Finnerty didn’t say whether he will keep Moll on his staff.
Moll said he thinks the campaign was run cleanly, with no mud-slinging, and the decision about his employment status come 2015 is Finnerty’s to make.
“I don’t have a Plan B, and today is another day in court,” Moll said Wednesday morning.
Low turnout
In local legislative races, two Republican incumbents, Lamoille County Sen. Rich Westman, R-Cambridge, and state Rep. Heidi Scheuermann, R-Stowe, remain unopposed for November.
House Speaker Shap Smith, D-Morristown, is one of four candidates for two seats in the Lamoille-Washington House district. The others are Democrat Avram Patt of Worcester and Morristown Republicans Mickey Smith and Emily Lapan. Incumbent Democrat Peter Peltz of Woodbury decided not to run again.
In the two-seat Lamoille-2 House district, incumbent Democrats Linda Martin of Wolcott and Mark Woodward of Johnson will square off against Republicans Lucien Gravel of Wolcott and S. Christian Bouthillette of Johnson.
Incumbent Republican Bernard Juskiewicz of Cambridge has no opposition for the Lamoille-3 House seat.
Some countywide contests might have to wait a week before being solidified; the secretary of state’s office will not produce a tally of write-in votes until next week. All it takes in a county race is 50 write-ins to earn a spot on the Nov. 4 ballot.
On the primary ballot for county races: James R. Dean Mahoney of Hyde Park, Republican, for probate judge; Roger Marcoux of Morristown, a Republican, sheriff; Eben E. Merrill of Hyde Park, a Republican, high bailiff; and two assistant judge spots, Democrats Joel Page of Cambridge and Karen Bradley of Morristown.
At the top of the ticket, Vermont’s sole congressman, Peter Welch of Norwich, was unopposed in the Democratic primary.

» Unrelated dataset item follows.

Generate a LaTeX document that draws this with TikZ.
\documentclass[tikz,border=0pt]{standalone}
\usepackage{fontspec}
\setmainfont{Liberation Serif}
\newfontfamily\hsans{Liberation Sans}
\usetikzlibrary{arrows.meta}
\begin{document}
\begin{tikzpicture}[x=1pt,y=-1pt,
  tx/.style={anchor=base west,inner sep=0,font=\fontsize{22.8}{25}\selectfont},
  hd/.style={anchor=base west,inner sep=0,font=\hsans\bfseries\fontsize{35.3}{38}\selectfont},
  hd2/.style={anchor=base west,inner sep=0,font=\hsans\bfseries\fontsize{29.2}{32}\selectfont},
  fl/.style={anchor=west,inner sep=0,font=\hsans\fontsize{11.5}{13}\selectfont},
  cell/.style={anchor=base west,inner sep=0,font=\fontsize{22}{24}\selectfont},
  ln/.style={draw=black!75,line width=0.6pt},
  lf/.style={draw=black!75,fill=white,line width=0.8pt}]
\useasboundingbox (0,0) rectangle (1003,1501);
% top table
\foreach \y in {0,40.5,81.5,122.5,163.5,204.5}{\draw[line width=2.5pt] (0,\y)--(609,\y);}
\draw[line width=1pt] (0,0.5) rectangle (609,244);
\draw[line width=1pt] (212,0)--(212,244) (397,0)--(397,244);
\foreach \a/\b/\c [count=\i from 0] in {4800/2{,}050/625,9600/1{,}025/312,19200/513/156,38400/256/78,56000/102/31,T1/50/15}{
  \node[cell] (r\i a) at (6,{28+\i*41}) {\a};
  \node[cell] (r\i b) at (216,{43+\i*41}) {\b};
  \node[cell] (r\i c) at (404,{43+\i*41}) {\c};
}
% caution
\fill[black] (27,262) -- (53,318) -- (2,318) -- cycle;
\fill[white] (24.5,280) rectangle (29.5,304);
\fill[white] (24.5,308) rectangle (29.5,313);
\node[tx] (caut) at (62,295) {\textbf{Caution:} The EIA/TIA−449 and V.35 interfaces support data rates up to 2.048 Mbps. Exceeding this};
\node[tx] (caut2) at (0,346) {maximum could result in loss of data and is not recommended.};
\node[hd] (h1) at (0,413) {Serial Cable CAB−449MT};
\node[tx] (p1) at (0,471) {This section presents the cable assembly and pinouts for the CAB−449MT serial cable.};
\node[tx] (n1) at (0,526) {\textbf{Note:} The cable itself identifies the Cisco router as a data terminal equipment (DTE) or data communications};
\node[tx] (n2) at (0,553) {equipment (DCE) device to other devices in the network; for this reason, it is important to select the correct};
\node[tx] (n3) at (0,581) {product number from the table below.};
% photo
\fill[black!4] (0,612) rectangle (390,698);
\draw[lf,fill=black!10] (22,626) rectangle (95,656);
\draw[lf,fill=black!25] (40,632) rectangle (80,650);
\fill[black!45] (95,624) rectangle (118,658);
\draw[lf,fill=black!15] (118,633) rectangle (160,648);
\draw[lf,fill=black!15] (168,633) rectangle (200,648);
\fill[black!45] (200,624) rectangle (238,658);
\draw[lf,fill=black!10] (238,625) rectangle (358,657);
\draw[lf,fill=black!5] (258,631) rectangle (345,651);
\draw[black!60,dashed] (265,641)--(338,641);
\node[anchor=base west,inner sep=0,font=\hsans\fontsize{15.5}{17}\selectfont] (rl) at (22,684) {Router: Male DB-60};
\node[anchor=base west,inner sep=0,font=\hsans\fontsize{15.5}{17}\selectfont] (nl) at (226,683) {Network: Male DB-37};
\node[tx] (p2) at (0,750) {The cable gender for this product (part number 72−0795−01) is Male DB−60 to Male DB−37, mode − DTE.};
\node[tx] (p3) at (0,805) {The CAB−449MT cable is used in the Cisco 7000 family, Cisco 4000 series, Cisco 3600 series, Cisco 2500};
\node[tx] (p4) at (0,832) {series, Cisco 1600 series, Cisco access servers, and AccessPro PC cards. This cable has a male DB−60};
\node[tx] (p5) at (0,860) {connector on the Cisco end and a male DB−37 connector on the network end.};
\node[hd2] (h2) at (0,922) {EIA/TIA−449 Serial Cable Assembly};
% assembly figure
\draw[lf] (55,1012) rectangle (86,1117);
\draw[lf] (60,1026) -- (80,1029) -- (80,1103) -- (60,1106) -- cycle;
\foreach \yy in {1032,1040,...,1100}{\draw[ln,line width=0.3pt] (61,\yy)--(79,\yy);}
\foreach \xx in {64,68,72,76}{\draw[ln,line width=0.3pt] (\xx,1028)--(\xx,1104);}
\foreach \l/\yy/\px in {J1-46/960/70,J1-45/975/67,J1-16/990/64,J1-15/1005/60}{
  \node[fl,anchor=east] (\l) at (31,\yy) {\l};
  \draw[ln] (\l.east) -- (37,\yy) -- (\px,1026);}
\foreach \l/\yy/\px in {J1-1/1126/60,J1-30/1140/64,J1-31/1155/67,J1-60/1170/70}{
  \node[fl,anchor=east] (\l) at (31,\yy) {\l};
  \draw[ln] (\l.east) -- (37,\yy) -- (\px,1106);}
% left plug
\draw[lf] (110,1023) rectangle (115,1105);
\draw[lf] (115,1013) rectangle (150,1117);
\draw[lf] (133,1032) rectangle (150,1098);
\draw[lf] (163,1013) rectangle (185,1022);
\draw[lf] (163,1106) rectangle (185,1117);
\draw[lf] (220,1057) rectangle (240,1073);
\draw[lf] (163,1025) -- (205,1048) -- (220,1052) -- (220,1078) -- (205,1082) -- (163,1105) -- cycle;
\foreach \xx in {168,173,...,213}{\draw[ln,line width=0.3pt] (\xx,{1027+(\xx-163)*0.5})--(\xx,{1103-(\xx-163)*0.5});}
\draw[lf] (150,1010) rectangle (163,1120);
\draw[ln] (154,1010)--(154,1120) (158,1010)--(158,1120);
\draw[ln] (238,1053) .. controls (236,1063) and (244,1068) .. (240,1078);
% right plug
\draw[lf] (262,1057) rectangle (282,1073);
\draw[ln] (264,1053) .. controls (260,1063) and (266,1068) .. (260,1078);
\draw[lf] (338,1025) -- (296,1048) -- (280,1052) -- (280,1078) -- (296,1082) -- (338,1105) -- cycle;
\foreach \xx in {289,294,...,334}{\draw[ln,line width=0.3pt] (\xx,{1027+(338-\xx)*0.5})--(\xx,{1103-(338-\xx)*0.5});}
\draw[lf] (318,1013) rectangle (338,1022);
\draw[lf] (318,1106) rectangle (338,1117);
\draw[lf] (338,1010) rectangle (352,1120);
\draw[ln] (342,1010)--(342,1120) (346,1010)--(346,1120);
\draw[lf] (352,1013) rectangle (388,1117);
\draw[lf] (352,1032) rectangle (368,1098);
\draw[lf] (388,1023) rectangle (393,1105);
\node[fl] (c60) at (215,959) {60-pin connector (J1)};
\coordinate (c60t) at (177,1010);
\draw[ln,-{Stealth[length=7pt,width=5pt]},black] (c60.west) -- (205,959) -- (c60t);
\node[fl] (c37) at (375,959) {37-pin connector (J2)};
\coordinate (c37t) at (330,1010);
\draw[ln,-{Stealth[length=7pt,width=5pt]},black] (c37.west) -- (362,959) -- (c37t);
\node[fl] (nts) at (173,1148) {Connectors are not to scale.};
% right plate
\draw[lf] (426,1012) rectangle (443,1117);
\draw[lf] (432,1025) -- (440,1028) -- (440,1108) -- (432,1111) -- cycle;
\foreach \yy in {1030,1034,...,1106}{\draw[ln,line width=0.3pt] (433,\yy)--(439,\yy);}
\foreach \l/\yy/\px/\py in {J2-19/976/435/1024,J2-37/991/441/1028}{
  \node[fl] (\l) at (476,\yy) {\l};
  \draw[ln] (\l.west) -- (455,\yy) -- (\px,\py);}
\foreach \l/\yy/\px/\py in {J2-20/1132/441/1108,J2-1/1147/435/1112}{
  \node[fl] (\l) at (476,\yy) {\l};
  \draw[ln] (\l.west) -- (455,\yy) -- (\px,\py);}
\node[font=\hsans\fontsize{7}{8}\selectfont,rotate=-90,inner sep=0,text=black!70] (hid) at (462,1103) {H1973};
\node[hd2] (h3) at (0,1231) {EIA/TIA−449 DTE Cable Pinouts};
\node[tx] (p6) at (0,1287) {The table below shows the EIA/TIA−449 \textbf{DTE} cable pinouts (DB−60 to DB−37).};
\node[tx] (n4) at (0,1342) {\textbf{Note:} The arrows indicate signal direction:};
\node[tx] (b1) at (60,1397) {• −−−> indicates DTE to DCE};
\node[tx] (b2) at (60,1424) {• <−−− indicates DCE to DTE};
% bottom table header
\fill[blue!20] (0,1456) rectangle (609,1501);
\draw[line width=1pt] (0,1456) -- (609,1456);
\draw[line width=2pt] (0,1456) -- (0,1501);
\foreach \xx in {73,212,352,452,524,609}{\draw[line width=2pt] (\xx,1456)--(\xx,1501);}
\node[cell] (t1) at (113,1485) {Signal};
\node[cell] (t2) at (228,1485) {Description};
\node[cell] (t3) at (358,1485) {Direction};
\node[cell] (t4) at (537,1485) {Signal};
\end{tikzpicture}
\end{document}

Three Republicans were running; Mark Donka of Hartford barely edged Donald W. Nolte of Derby and Donald Russell of Shelburne. Four minor-party candidates or independents will be on the November ballot.

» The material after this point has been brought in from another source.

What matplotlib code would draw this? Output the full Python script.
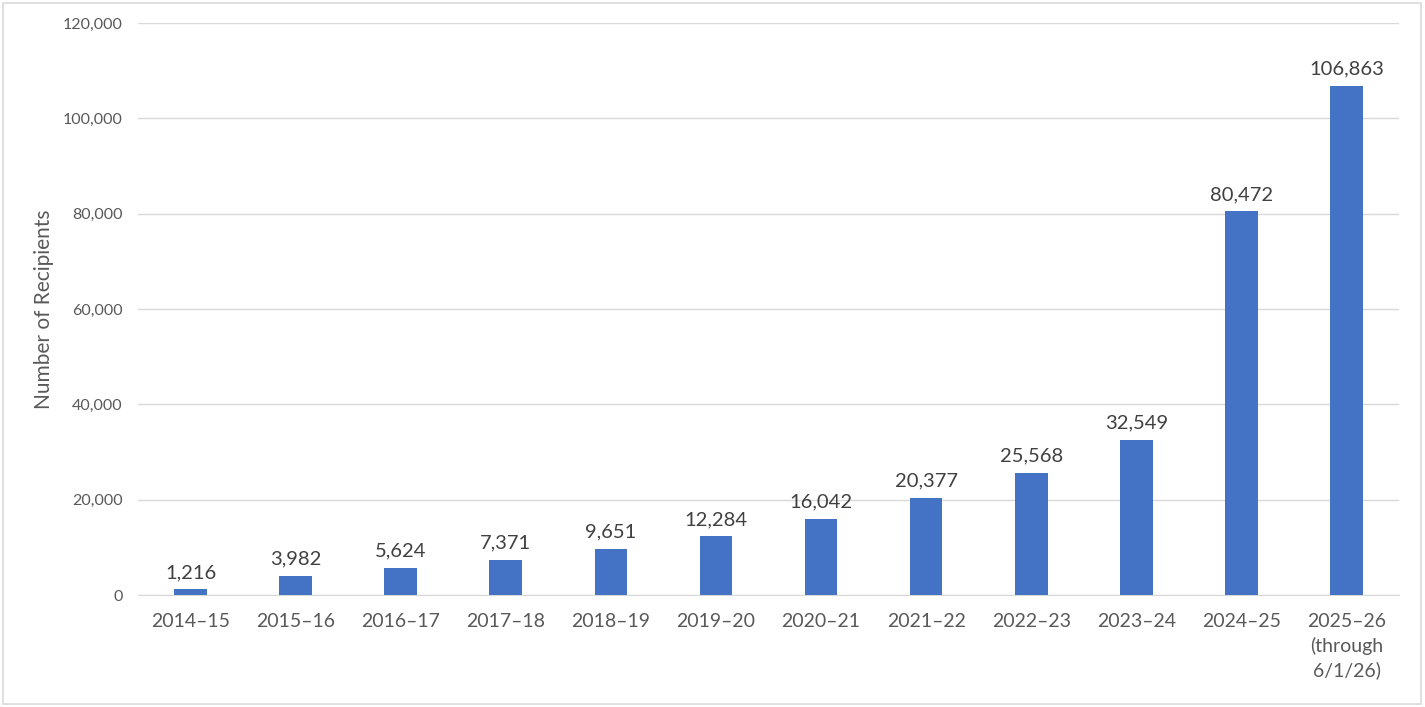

Democratic Gov. Peter Shumlin of East Montpelier, seeking his third term, got only token opposition from H. Brooke Paige of Washington. The Republican nominee is Scott Milne of Pomfret, as a write-in campaign for Dan Feliciano, a Libertarian, fell well short of a serious challenge, and neither Emily Peyton of Putney or Steve Berry of Berlin got much support. Feliciano and three other minor-party or independent candidates will be on the November ballot.
Republican Phil Scott of Berlin, seeking his third term as lieutenant governor, had no challengers on the ballot; a write-in campaign by Progressive Dean Corren may have landed him the Democratic nomination.

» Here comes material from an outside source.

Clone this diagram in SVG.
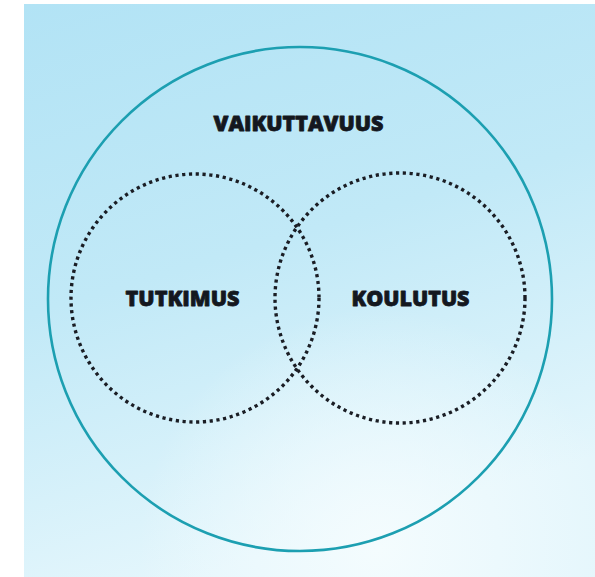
<svg xmlns="http://www.w3.org/2000/svg" width="595" height="577" viewBox="0 0 595 577">
<defs>
<linearGradient id="bg" x1="0" y1="0" x2="0.3" y2="1">
<stop offset="0" stop-color="#b2e3f5"/>
<stop offset="0.5" stop-color="#c1e9f7"/>
<stop offset="1" stop-color="#e4f6fc"/>
</linearGradient>
<radialGradient id="glow" cx="0.62" cy="0.95" r="0.42">
<stop offset="0" stop-color="#f4fcfe" stop-opacity="1"/>
<stop offset="1" stop-color="#f4fcfe" stop-opacity="0"/>
</radialGradient>
<style>
.lbl{font-family:"Open Sans","Liberation Sans",sans-serif;font-weight:800;fill:#14181f;stroke:#14181f;stroke-width:0.8;stroke-linejoin:round;text-anchor:middle}
.dot{fill:none;stroke:#1a1d24;stroke-width:3.4;stroke-dasharray:3.2 3.6}
</style>
</defs>
<rect x="0" y="0" width="595" height="577" fill="#ffffff"/>
<rect x="24" y="4" width="571" height="573" fill="url(#bg)"/>
<rect x="24" y="4" width="571" height="573" fill="url(#glow)"/>
<g id="vaikuttavuus">
<circle cx="300" cy="299" r="252" fill="none" stroke="#1c9fb1" stroke-width="2.6"/>
<text class="lbl" x="298.5" y="131" font-size="21" textLength="170" lengthAdjust="spacingAndGlyphs">VAIKUTTAVUUS</text>
</g>
<g id="tutkimus">
<circle class="dot" cx="195" cy="298" r="124"/>
<text class="lbl" x="182.5" y="306" font-size="21.5" textLength="114" lengthAdjust="spacingAndGlyphs">TUTKIMUS</text>
</g>
<g id="koulutus">
<circle class="dot" cx="400" cy="298" r="125"/>
<text class="lbl" x="410.5" y="306" font-size="21.5" textLength="118" lengthAdjust="spacingAndGlyphs">KOULUTUS</text>
</g>
<g id="connectors"/>
</svg>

Other Democratic incumbents also nominated: Attorney General William Sorrell of Burlington, Treasurer Beth Pearce of Barre City, Secretary of State Jim Condos of Montpelier, and state Auditor Doug Hoffer of Burlington. None faces a serious challenge in November.
Low turnout, high cost
Most of the primary election ballots allotted to Stowe are now scrap paper, including all the ballots for the Progressive and Liberty Union parties.
In Stowe, 87 voters filled out Democratic ballots and 39 voted in the Republican primary, a turnout of 3 percent.
Town Clerk Allison Kaiser thinks that’s a shame, considering the expense that goes into the primary elections.
“It’s a very expensive election,” she said. This year, every primary voter received four ballots — Republican, Democratic, Progressive and Liberty Union. Each voters chose one to fill out, and the other three were recycled. And, since turnout was so low, most ballots were never handed out.
Kaiser said the Vermont Secretary of State’s Office spends almost a half-million dollars on the primary election, and towns have their own costs, too: Kaiser said it cost $1,700 to program the vote-counting machine. For the 126 voters who cast primary ballots in Stowe, it cost the town about $13.50 each to program a machine to count their votes.
On the bright side, Kaiser sometimes takes old, unused ballots, bound into handy notepads, and donates them to groups around town.